The 14th Annual One on One Conference 2018 Shifting

5 - 7 March 2018 | Atlantis, The Palm, Dubai, UAE

Regional Outlook

Shifting dynamics for oil and the USD, weaker commodity prices and a pivot in Chinese-led growth and several regional policy reforms and political turbulances are among the key themes at play in 2018. Global investors will be carefully watching where these new benchmarks settle as they look for opportunities to deploy capital and capture growth from some of the world's fastest growing and rapidaly evolving economies.

A shifting global dynamic

Two key variables, the USD and oil prices, are likely to influence investment decisions in 2018, with both expected to trade within a range during the year. For the dollar, a rising Federal Funds Target Rate (FFTR) will be balanced by the likelihood of a rising fiscal deficit as the Trump administration pushes through tax cuts. Meanwhile, the changing shape of the futures curve for oil reflects concerns about rising supply and weaker demand growth in the medium term, limiting the upside risks despite OPEC's agreement to extend production cuts.

Outlook for China and impact of FEM

Industrial commodity prices are likely to be weaker in 2018 as China's government focuses on quality rather than quantity of future growth. Side effects of such policies include rising nitrogen fertilizer prices and good long-term growth in demand for natural gas. China will likely continue to invest heavily in key frontier emerging markets (FEM), supporting growth and improving infrastructure. It is possible that these capital flows could leave FEM currencies looking overvalued.
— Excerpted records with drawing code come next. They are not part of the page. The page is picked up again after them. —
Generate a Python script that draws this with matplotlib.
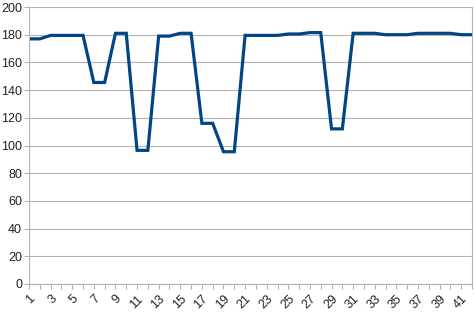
import matplotlib.pyplot as plt

# categories along x axis
days = list(range(1, 43))
# values
values = [177, 177, 179.5, 179.5, 179.5, 179.5, 145.5, 145.5, 181, 181,
          96.5, 96.5, 179, 179, 181, 181, 116, 116, 95.5, 95.5,
          179.5, 179.5, 179.5, 179.5, 180.5, 180.5, 181.5, 181.5, 112, 112,
          181, 181, 181, 180, 180, 180, 181, 181, 181, 181,
          180, 180]
x_labels = [str(d) if d % 2 == 1 else '' for d in days]

plt.rcParams['font.family'] = ['Liberation Sans', 'DejaVu Sans']

fig = plt.figure(figsize=(4.74, 3.13), dpi=100)
ax = fig.add_axes([29 / 474, 1 - 284 / 313, 443 / 474, 277 / 313])

ax.plot(days, values, color='#004586', linewidth=2.3, solid_joinstyle='miter')

ax.set_xlim(1, 42)
ax.set_ylim(0, 200)
ax.set_yticks(range(0, 201, 20))
ax.set_xticks(days)
ax.set_xticklabels(x_labels, rotation=45, ha='right', rotation_mode='anchor')
ax.grid(axis='y', color='#b3b3b3', linewidth=0.8)
ax.set_axisbelow(True)

for side in ['left', 'bottom', 'right']:
    ax.spines[side].set_color('#b3b3b3')
ax.spines['top'].set_visible(False)
ax.tick_params(axis='both', colors='#b3b3b3', labelcolor='#222222', labelsize=9, length=3.5)
ax.tick_params(axis='y', pad=1.5)
ax.tick_params(axis='x', pad=3)

fig.savefig('out.png', dpi=100)
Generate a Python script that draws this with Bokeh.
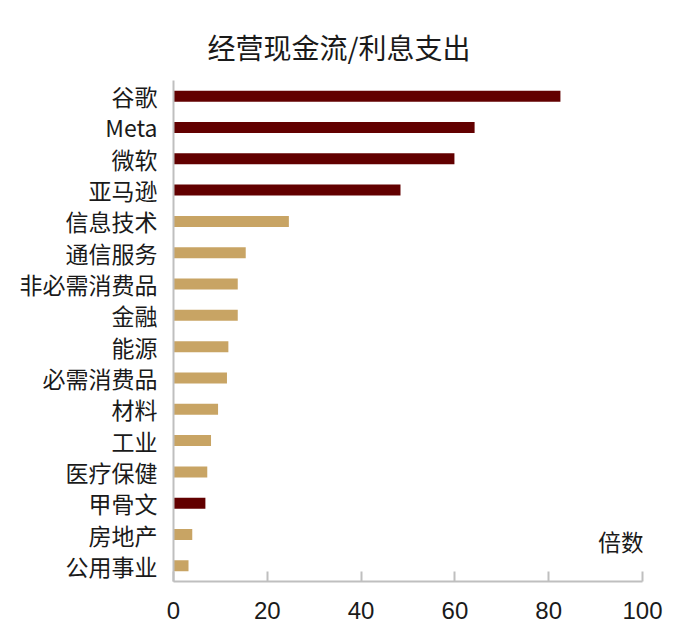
from bokeh.plotting import figure
from bokeh.models import ColumnDataSource, Title, FixedTicker
from bokeh.transform import dodge
from bokeh.core.properties import value
from bokeh.embed import file_html
from bokeh.resources import INLINE

categories = ["谷歌", "Meta", "微软", "亚马逊", "信息技术", "通信服务", "非必需消费品", "金融",
              "能源", "必需消费品", "材料", "工业", "医疗保健", "甲骨文", "房地产", "公用事业"]
values = [82.5, 64.2, 59.9, 48.4, 24.6, 15.4, 13.7, 13.7, 11.7, 11.4, 9.5, 8.0, 7.2, 6.8, 4.0, 3.2]
is_company = [True, True, True, True, False, False, False, False,
              False, False, False, False, False, True, False, False]
x_ticks = [0, 20, 40, 60, 80, 100]
title_text = "经营现金流/利息支出"
unit_text = "倍数"

DARK = "#620000"
GOLD = "#C8A464"
colors = [DARK if c else GOLD for c in is_company]

CJK = "Noto Sans CJK SC"

src = ColumnDataSource(dict(y=categories, x=values, color=colors))

p = figure(width=676, height=628, y_range=list(reversed(categories)), x_range=(0, 100),
           output_backend="svg", toolbar_location=None,
           min_border_left=173, min_border_right=34, min_border_top=80, min_border_bottom=47)
p.y_range.range_padding = 0

p.hbar(y="y", right="x", left=0, height=0.35, color="color", source=src, line_color=None)

p.add_layout(Title(text=title_text, text_font=CJK, text_font_size="28px",
                   text_font_style="normal", text_color="#1a1a1a", align="left",
                   offset=34, standoff=27), "above")

unit_src = ColumnDataSource(dict(x=[100.3], y=["房地产"], t=[unit_text]))
p.text(x="x", y=dodge("y", -0.21, range=p.y_range), text="t", source=unit_src,
       text_align="right", text_baseline="middle", text_font=value(CJK),
       text_font_size="23px", text_color="#1a1a1a")

p.grid.visible = False
p.outline_line_color = None

xa = p.xaxis[0]
xa.ticker = FixedTicker(ticks=x_ticks)
xa.major_tick_in = 10
xa.major_tick_out = 0
xa.minor_tick_line_color = None
xa.axis_line_color = "#BFBFBF"
xa.axis_line_width = 2
xa.major_tick_line_color = "#BFBFBF"
xa.major_tick_line_width = 2
xa.major_label_text_font = "Liberation Sans"
xa.major_label_text_font_size = "24px"
xa.major_label_text_color = "#1a1a1a"
xa.major_label_standoff = 20

ya = p.yaxis[0]
ya.major_tick_in = 0
ya.major_tick_out = 0
ya.minor_tick_line_color = None
ya.axis_line_color = "#BFBFBF"
ya.axis_line_width = 2
ya.major_label_text_font = CJK
ya.major_label_text_font_size = "23px"
ya.major_label_text_color = "#1a1a1a"
ya.major_label_standoff = 16

open("out.html", "w").write(file_html(p, INLINE))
Supportive economic policies make for promising markets in MENA and FEM

Foreign capital flows are likely to continue favoring Egypt as the country delivers on its economic reform program, with falling interest rates and accelerating growth set to drive strong stock performance and positioning Egypt as a top pick within MENA and FEM. Nigeria is also at the forefront of FEM, where last year's devaluation, the recovery in oil prices and attractive valuations together promise good returns.

Potential FTSE and MSCI market upgrades bode well for passive flows

The continued increase of passive-managed funds is likely to ensure a big bang for the pending FTSE and MSCI upgrades in Kuwait and Saudi Arabia (passive flows will be well over USD10 billion for KSA). Meanwhile, Vietnam, a major frontier market, still has work to do on FOLs before it can join the watch list for an MSCI upgrade. It's also likely that new benchmarks for investing in smaller emerging and frontier markets will emerge over the next few years.

Elections and political impact on MENA and FEM

Political overhangs partly explain the large valuation discrepancies between FEM countries in late 2017. Elections will be a key focus in 2018, notably in Pakistan with the ruling party having faced difficulties in 2017. The political timetable could also affect reform momentum in Egypt, Nigeria and, potentially, Lebanon. Meanwhile, investors in Saudi Arabia will be looking for clarity on the government's plans to revive growth after several difficult years. With Qatar being one of the worst performing markets of 2017, value has clearly opened up, but lasting recovery in that market is unlikely until the political outlook in the Gulf has improved. Overall, tensions within MENA are likely to mean that regional markets will trade at a discount for EM peers.